Nearby points of interest include the Albarquel viewpoint (Pau da Consolação), Arrábida Natural Park, and Figueirinha Beach (Praia da Figueirinha). The 17th-century Albarquel Fort is located in the Natural Park just off the beach; €1.6 million renovations of the long-abandoned building began in 2018 and were completed in 2021. The building sits at the mouth of the Sado River and overlooks the beach. A bunker was built during World War II behind the fort and is connected by tunnels to the complex in the Natural Park.

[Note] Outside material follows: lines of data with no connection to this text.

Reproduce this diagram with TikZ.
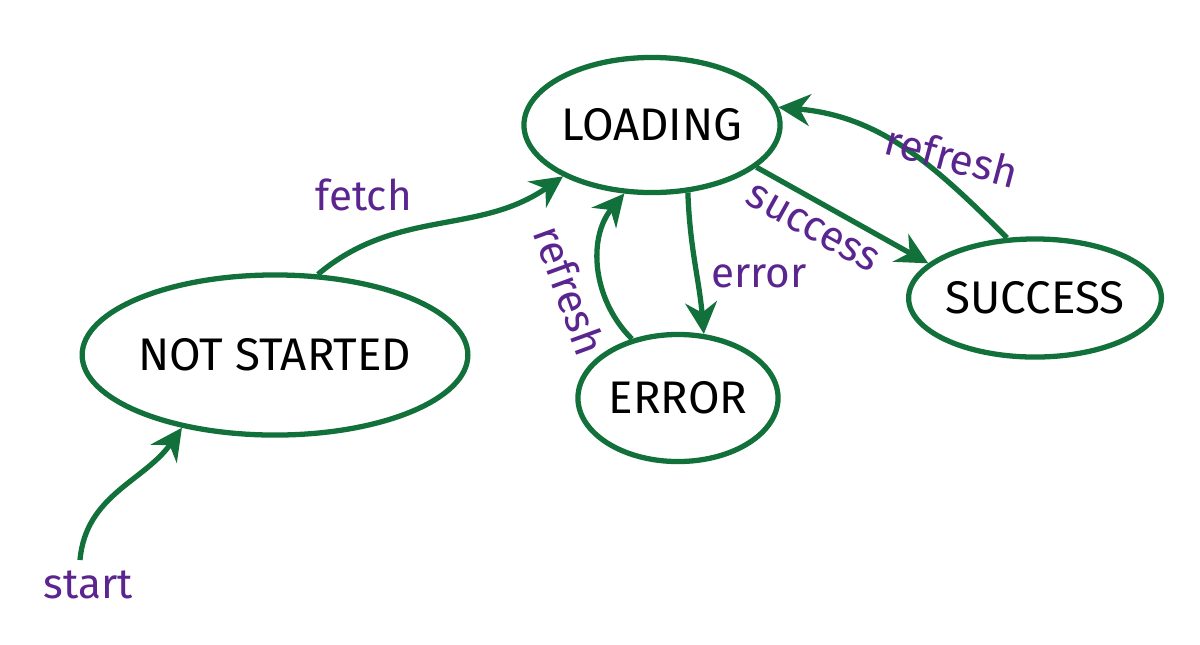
\documentclass[tikz,border=0pt]{standalone}
\usepackage{fontspec}
\setmainfont{Fira Sans}
\usetikzlibrary{shapes.geometric,arrows.meta}
\definecolor{gr}{HTML}{12703A}
\definecolor{pu}{HTML}{5B2590}
\tikzset{
 st/.style={ellipse,draw=gr,line width=1.5pt,inner sep=0pt,font=\fontsize{13}{15}\selectfont},
 tr/.style={draw=gr,line width=1.5pt,-{Stealth[length=9pt,width=9pt]}},
 lb/.style={text=pu,font=\fontsize{12}{14}\selectfont}
}
\begin{document}
\begin{tikzpicture}[x=0.01cm,y=0.01cm]
\useasboundingbox[fill=white] (0,0) rectangle (1200,644);
\node[st,minimum width=2.55cm,minimum height=1.35cm] (load) at (652,519) {LOADING};
\node[st,minimum width=3.6cm,minimum height=1.6cm] (ns) at (275,289) {NOT STARTED};
\node[st,minimum width=2.0cm,minimum height=1.27cm] (err) at (678,246) {ERROR};
\node[st,minimum width=2.34cm,minimum height=1.18cm] (suc) at (1035,346) {SUCCESS};
\coordinate (s) at (80,84);
\node[lb] (slab) at (88,59) {start};
\draw[tr] (s) to[out=85,in=-125] (ns.-142);
\draw[tr] (ns.62) to[out=40,in=-145] node[lb,above left,pos=0.45] {fetch} (load.-150);
\draw[tr] (err.128) to[out=135,in=-130] (load.-112);
\node[lb,rotate=-70] (rlab) at (570,354) {refresh};
\draw[tr] (load.-62) to[out=-88,in=95] node[lb,right,pos=0.6] {error} (err.68);
\draw[tr] (load.-22) -- node[lb,below,sloped,pos=0.4] {success} (suc.162);
\draw[tr] (suc.115) to[out=135,in=-5] (load.8);
\node[lb,rotate=-15] (rlab2) at (952,488) {refresh};
\end{tikzpicture}
\end{document}
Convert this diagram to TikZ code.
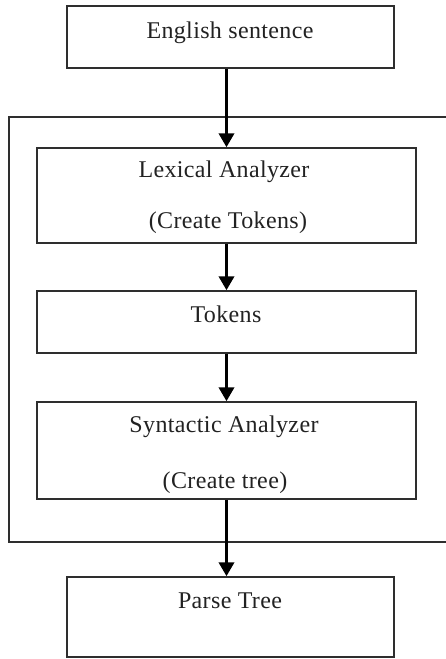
\documentclass[tikz,border=0pt]{standalone}
\usepackage{fontspec}
\setmainfont{Liberation Serif}[LetterSpace=1.5]
\usetikzlibrary{arrows.meta}

\definecolor{edge}{HTML}{2E2E2E}
\definecolor{ink}{HTML}{222222}

\tikzset{
  box/.style={draw=edge, line width=1.4pt, inner sep=0pt, fill=none},
  txt/.style={anchor=base, inner sep=0pt, text=ink, font=\fontsize{24}{28}\selectfont},
  flow/.style={draw=black, line width=3.8pt,
    -{Triangle[width=15pt, length=14pt]}, shorten >=0pt},
}

\begin{document}
\begin{tikzpicture}[x=1pt, y=-1pt]
  \clip (0,0) rectangle (446,659);
  \fill[white] (0,0) rectangle (446,659);

  % outer frame around the analysis stages (runs off the right side)
  \node[box, minimum width=446pt, minimum height=425pt] (frame) at (232,329.5) {};

  % stages
  \node[box, minimum width=327pt, minimum height=62pt] (eng)   at (230.5,37)  {};
  \node[box, minimum width=379pt, minimum height=95pt] (lex)   at (226.5,195.5) {};
  \node[box, minimum width=379pt, minimum height=62pt] (tok)   at (226.5,322) {};
  \node[box, minimum width=379pt, minimum height=97pt] (syn)   at (226.5,450.5) {};
  \node[box, minimum width=327pt, minimum height=80pt] (parse) at (230.5,617) {};

  % labels
  \node[txt] (engT)  at (230,38)  {English sentence};
  \node[txt] (lexA)  at (224,177) {Lexical Analyzer};
  \node[txt] (lexB)  at (228,228) {(Create Tokens)};
  \node[txt] (tokT)  at (226,322) {Tokens};
  \node[txt] (synA)  at (224,432) {Syntactic Analyzer};
  \node[txt] (synB)  at (225,488) {(Create tree)};
  \node[txt] (parT)  at (230,608) {Parse Tree};

  % flow arrows
  \draw[flow] (eng.south -| lex.north) -- (lex.north);
  \draw[flow] (lex.south) -- (tok.north);
  \draw[flow] (tok.south) -- (syn.north);
  \draw[flow] (syn.south) -- (syn.south |- parse.north);
\end{tikzpicture}
\end{document}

Also nearby is the Herdade da Comenda and its 17th-century Palácio da Comenda, which overlooks the beach and previously housed people such as Vasco da Gama, Queen Dona Maria II, and Count Ernest Armand. In the late 19th and early 20th centuries, Raul Lino renovated and redesigned the mansion in the Casa Portugesa style. In the early 1960s, Jackie Kennedy lived there with her children following her husband's assassination. The estate sold in 2019 for €16 million after sitting empty for 10 years after the death of its last owner, businessman António Xavier de Lima. As the new owners began renovating the dilapidated buildings and land, the parking lot, picnic area, and cycling and walking paths were closed off to beachgoers. These areas are on private land but had been used publicly for more than a decade. The city council is currently fighting to reclaim the pseudo-public spaces. The development company plans to build an archaeological center on the 600 hectares of land.